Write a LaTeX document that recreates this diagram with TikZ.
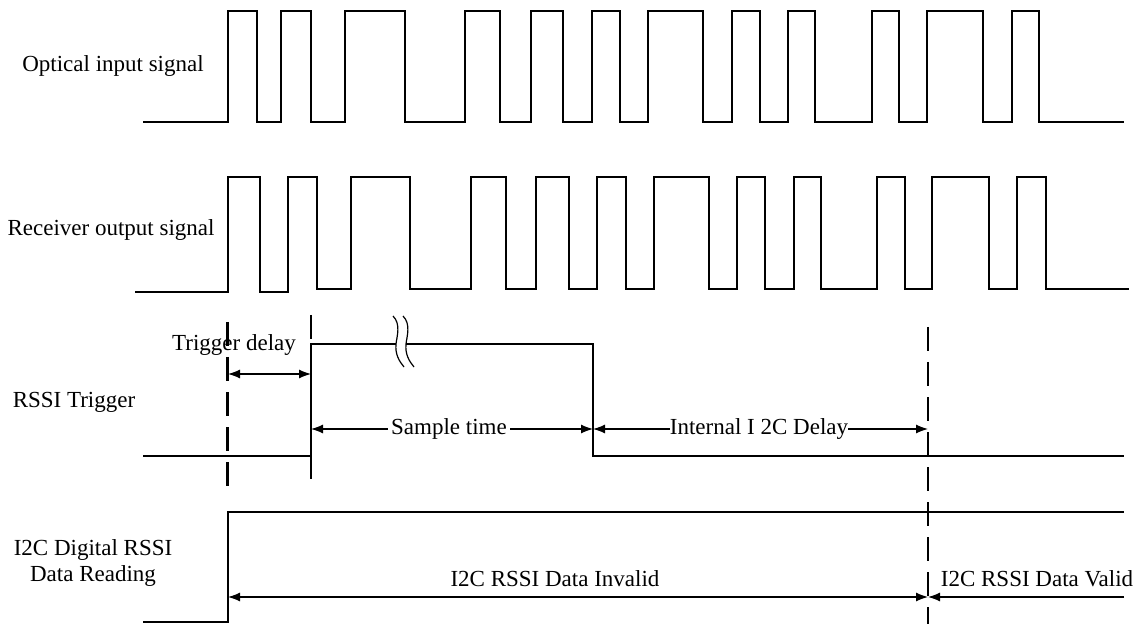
\documentclass[tikz,border=0pt]{standalone}
\usepackage{fontspec}
\setmainfont{Liberation Serif}
\usetikzlibrary{arrows.meta}
\begin{document}
\begin{tikzpicture}[x=0.5pt,y=-0.5pt,
  sig/.style={line width=0.7pt, line join=miter},
  vdash/.style={line width=1.4pt, dash pattern=on 12pt off 5.5pt},
  dimline/.style={line width=0.6pt, {Latex[length=6pt,width=4.5pt]}-{Latex[length=6pt,width=4.5pt]}},
  oneway/.style={line width=0.6pt, -{Latex[length=6pt,width=4.5pt]}},
  lbl/.style={font=\fontsize{11.5}{13.4}\selectfont, inner sep=1pt},
  gaplbl/.style={lbl, fill=white, inner xsep=1.5pt, inner ysep=0.5pt}]
\useasboundingbox (0,0) rectangle (1143,624);

% labels on the left
\node[lbl] (lopt) at (113,66) {Optical input signal};
\node[lbl] (lrec) at (111,230) {Receiver output signal};
\node[lbl] (ltrig) at (74,402) {RSSI Trigger};
\node[lbl, align=center, font=\fontsize{11.5}{13.35}\selectfont] (li2c) at (93,563) {I2C Digital RSSI\\Data Reading};

% optical input signal
\draw[sig] (143,122) -| (228,11) -| (257,122) -| (281,11) -| (311,122) -| (345,11) -| (405,122)
  -| (465,11) -| (500,122) -| (531,11) -| (563,122) -| (592,11) -| (620,122) -| (648,11)
  -| (703,122) -| (732,11) -| (760,122) -| (788,11) -| (815,122) -| (872,11) -| (899,122)
  -| (927,11) -| (983,122) -| (1012,11) -| (1039,122) -- (1124,122);

% receiver output signal
\draw[sig] (135,292) -| (228,177) -| (260,292) -| (288,177) -| (317,289) -| (351,177) -| (410,289)
  -| (471,177) -| (506,289) -| (536,177) -| (569,289) -| (597,177) -| (626,289) -| (654,177)
  -| (709,289) -| (737,177) -| (765,289) -| (794,177) -| (821,289) -| (877,177) -| (905,289)
  -| (932,177) -| (989,289) -| (1017,177) -| (1046,289) -- (1129,289);

% RSSI trigger
\draw[sig] (143,456) -| (311,344) -- (396,344);
\draw[sig] (406,344) -| (593,456) -- (1124,456);
% break mark
\draw[line width=0.6pt] (393,316) .. controls (401,324) and (397,336) .. (396,344)
  .. controls (395,354) and (399,361) .. (404,367);
\draw[line width=0.6pt] (403,316) .. controls (411,324) and (407,336) .. (406,344)
  .. controls (405,354) and (409,361) .. (414,367);

% I2C digital RSSI
\draw[sig] (143,622) -| (228,512) -- (1124,512);

% dashed markers
\coordinate (d1t) at (227.5,322); \coordinate (d1b) at (227.5,486);
\coordinate (d2t) at (311,315);   \coordinate (d2b) at (311,484);
\coordinate (d3t) at (928,327);   \coordinate (d3b) at (928,624);
\draw[vdash] (d1t) -- (d1b);
\draw[vdash] (d2t) -- (d2b);
\draw[vdash] (d3t) -- (d3b);

% dimension arrows
\coordinate (td1) at (228,374); \coordinate (td2) at (311,374);
\draw[dimline] (td1) -- (td2);
\node[lbl] (ltd) at (234,345) {Trigger delay};

\coordinate (st1) at (311,429); \coordinate (st2) at (593,429); \coordinate (st3) at (928,429);
\draw[dimline] (st1) -- (st2);
\node[gaplbl] (lst) at (449,429) {Sample time};
\draw[dimline] (st2) -- (st3);
\node[gaplbl, inner xsep=0pt] (lid) at (759,429) {Internal I 2C Delay};

\coordinate (iv1) at (228,597); \coordinate (iv2) at (928,597); \coordinate (iv3) at (1124,597);
\draw[dimline] (iv1) -- (iv2);
\draw[oneway] (iv3) -- (iv2);
\node[lbl] (linv) at (555,579) {I2C RSSI Data Invalid};
\node[lbl] (lval) at (1037,579) {I2C RSSI Data Valid};
\end{tikzpicture}
\end{document}
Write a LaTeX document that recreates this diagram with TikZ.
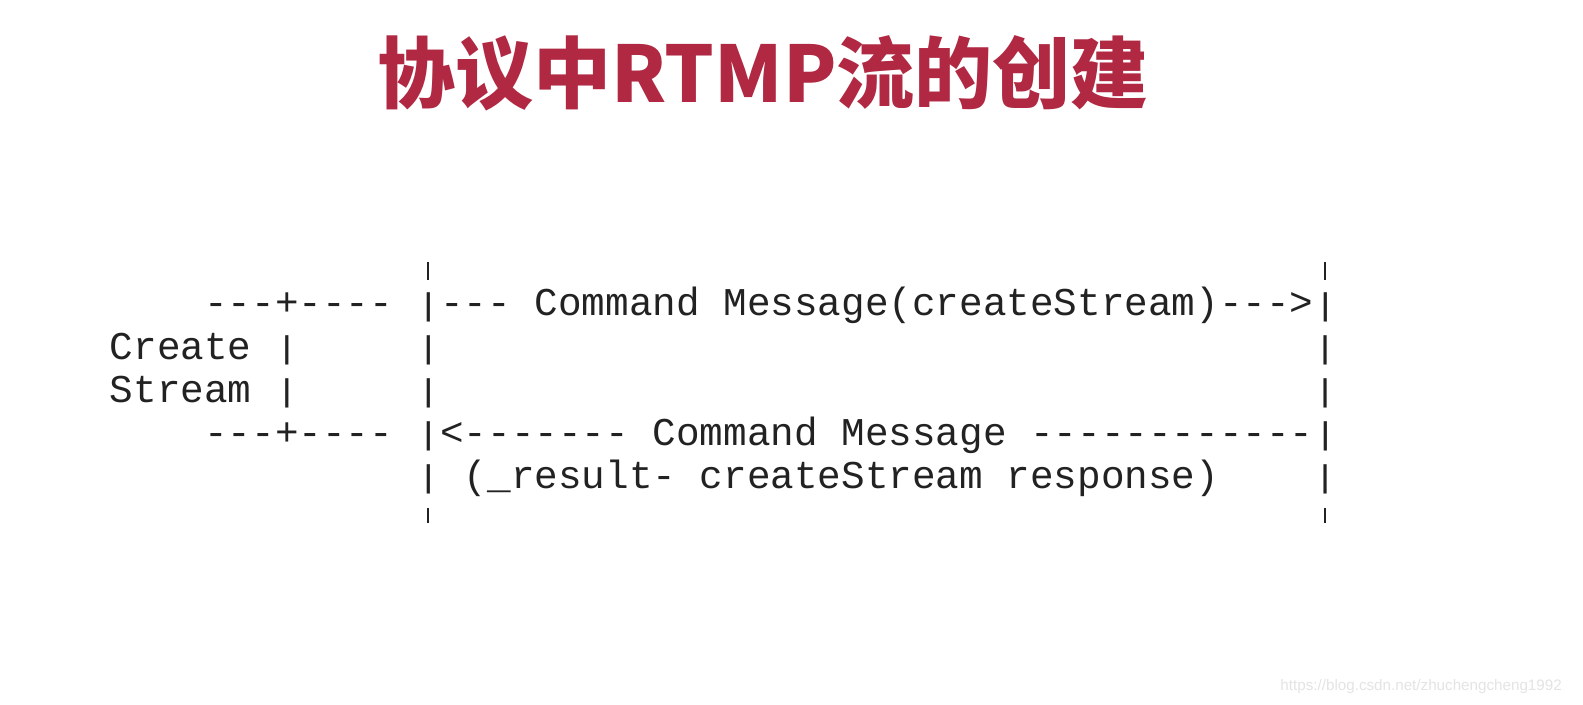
\documentclass[tikz,border=0pt]{standalone}
\usepackage{fontspec}
\usepackage{graphicx}
\setmonofont{Liberation Mono}
\newfontfamily\cjk{Noto Sans CJK SC}
\newfontfamily\wmfont{Liberation Sans}
\definecolor{titlered}{RGB}{176,40,66}
\definecolor{ink}{RGB}{34,34,34}
\definecolor{wmgray}{RGB}{228,228,228}
\tikzset{
  asc/.style={inner sep=0pt, anchor=base west, text=ink,
    font=\ttfamily\fontsize{19.67}{20}\selectfont},
  frag/.style={draw=ink, line width=1pt},
}
\newcommand{\cx}[1]{109.4+#1*23.6}
\newcommand{\vb}{\raisebox{0.3pt}{\scalebox{1}[0.8]{|}}}
\begin{document}
\begin{tikzpicture}[x=0.5pt,y=-0.5pt]
\fill[white] (0,0) rectangle (1583,705);
\useasboundingbox (0,0) rectangle (1583,705);
% title
\node[inner sep=0pt, text=titlered, font=\cjk\bfseries\fontsize{39}{44}\selectfont] (title) at (763,73) {协议中RTMP流的创建};
% top fragments
\coordinate (ta1) at ({\cx{13.5}},262); \coordinate (ta2) at ({\cx{13.5}},280);
\coordinate (tb1) at ({\cx{51.5}},262); \coordinate (tb2) at ({\cx{51.5}},280);
\draw[frag] (ta1) -- (ta2);
\draw[frag] (tb1) -- (tb2);
% line 1
\node[asc] (l1a) at ({\cx{4}},316) {---+----};
\node[asc] (l1b) at ({\cx{13}},316) {\vb--- Command Message(createStream)--->\vb};
% line 2
\node[asc] (l2a) at ({\cx{0}},359) {Create \vb};
\node[asc] (l2b) at ({\cx{13}},359) {\vb};
\node[asc] (l2c) at ({\cx{51}},359) {\vb};
% line 3
\node[asc] (l3a) at ({\cx{0}},402) {Stream \vb};
\node[asc] (l3b) at ({\cx{13}},402) {\vb};
\node[asc] (l3c) at ({\cx{51}},402) {\vb};
% line 4
\node[asc] (l4a) at ({\cx{4}},445) {---+----};
\node[asc] (l4b) at ({\cx{13}},445) {\vb<------- Command Message ------------\vb};
% line 5
\node[asc] (l5a) at ({\cx{13}},488) {\vb};
\node[asc] (l5b) at ({\cx{15}},488) {(\_result- createStream response)};
\node[asc] (l5c) at ({\cx{51}},488) {\vb};
% bottom fragments
\coordinate (ba1) at ({\cx{13.5}},508); \coordinate (ba2) at ({\cx{13.5}},523);
\coordinate (bb1) at ({\cx{51.5}},508); \coordinate (bb2) at ({\cx{51.5}},523);
\draw[frag] (ba1) -- (ba2);
\draw[frag] (bb1) -- (bb2);
% watermark
\node[inner sep=0pt, anchor=west, text=wmgray, font=\wmfont\fontsize{7.6}{9}\selectfont] (wm) at (1280,687) {https://blog.csdn.net/zhuchengcheng1992};
\end{tikzpicture}
\end{document}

^^^^^^^^^^^^^^^^

EXERCISE GOAL
Output the records above as they stand, from the first line to the line with "(li2c) at (93,563)", inclusive, and exclude the pictures.

RESULT OF THIS EXERCISE
Write a LaTeX document that recreates this diagram with TikZ.
\documentclass[tikz,border=0pt]{standalone}
\usepackage{fontspec}
\setmainfont{Liberation Serif}
\usetikzlibrary{arrows.meta}
\begin{document}
\begin{tikzpicture}[x=0.5pt,y=-0.5pt,
  sig/.style={line width=0.7pt, line join=miter},
  vdash/.style={line width=1.4pt, dash pattern=on 12pt off 5.5pt},
  dimline/.style={line width=0.6pt, {Latex[length=6pt,width=4.5pt]}-{Latex[length=6pt,width=4.5pt]}},
  oneway/.style={line width=0.6pt, -{Latex[length=6pt,width=4.5pt]}},
  lbl/.style={font=\fontsize{11.5}{13.4}\selectfont, inner sep=1pt},
  gaplbl/.style={lbl, fill=white, inner xsep=1.5pt, inner ysep=0.5pt}]
\useasboundingbox (0,0) rectangle (1143,624);

% labels on the left
\node[lbl] (lopt) at (113,66) {Optical input signal};
\node[lbl] (lrec) at (111,230) {Receiver output signal};
\node[lbl] (ltrig) at (74,402) {RSSI Trigger};
\node[lbl, align=center, font=\fontsize{11.5}{13.35}\selectfont] (li2c) at (93,563) {I2C Digital RSSI\\Data Reading};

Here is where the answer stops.